C1. An interesting angle to address mutual information estimation is discussed.
C2. Probabilistic classifier and density-ratio fitting are proposed to enable effective point-wise dependency estimation.
C3. The value of point-wise dependency estimation is highlighted from empirical study.

__ Strengths__: S1. The authors suggest interesting perspectives to approach point-wise dependency estimation.
S2. Theoretical evidences are provided to enrich the discussion on mutual information estimation.
S3. The author explore multiple applications to demonstrate the value in point-wise dependency estimation.

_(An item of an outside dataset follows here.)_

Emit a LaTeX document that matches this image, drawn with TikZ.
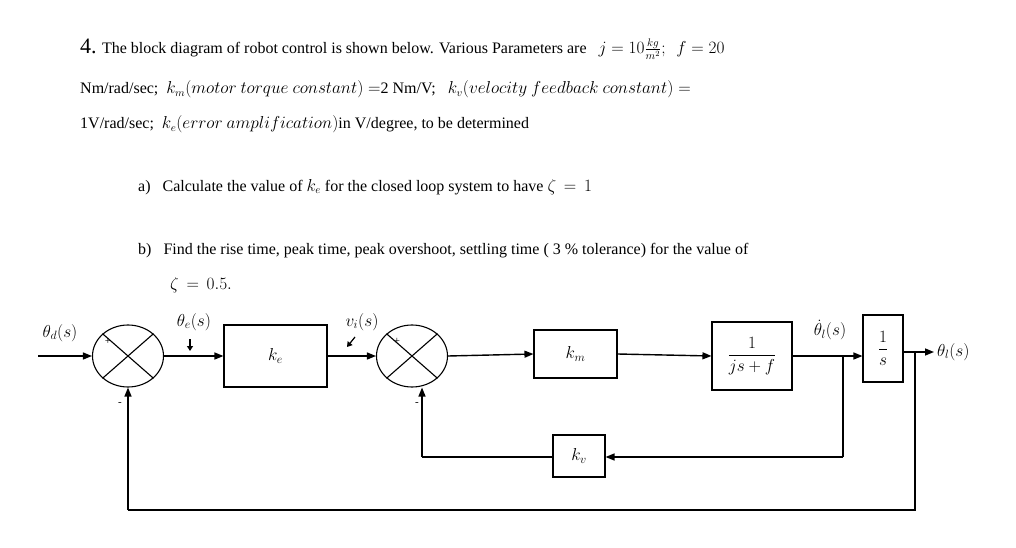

__ Weaknesses__: W1. It is difficult to clearly see the concrete difference/impact brought by either probabilistic classifier or density-ratio fitting. It could be the presentation in Figure 1. Instead of being qualitative, the authors may make this comparison more quantitative.
W2. The value of point-wise dependency estimation in cross-modal learning is a bit weak. The task discussed in Section 6 seems to be a typical classification or ranking problem. To this end, to better show the value of point-wise estimation, it is important to make comparison with state-of-the-art baselines. Otherwise, only feasibility could be claimed, leaving limited impact.

__ Correctness__: In general, yes, but the empirical results presentation may need improvement.

__ Clarity__: Yes

__ Relation to Prior Work__: Yes

__ Reproducibility__: Yes

__ Additional Feedback__: In terms of self-supervised representation learning discussed in Section 5, how do similar pairs are decided in MNIST and CIFAR10?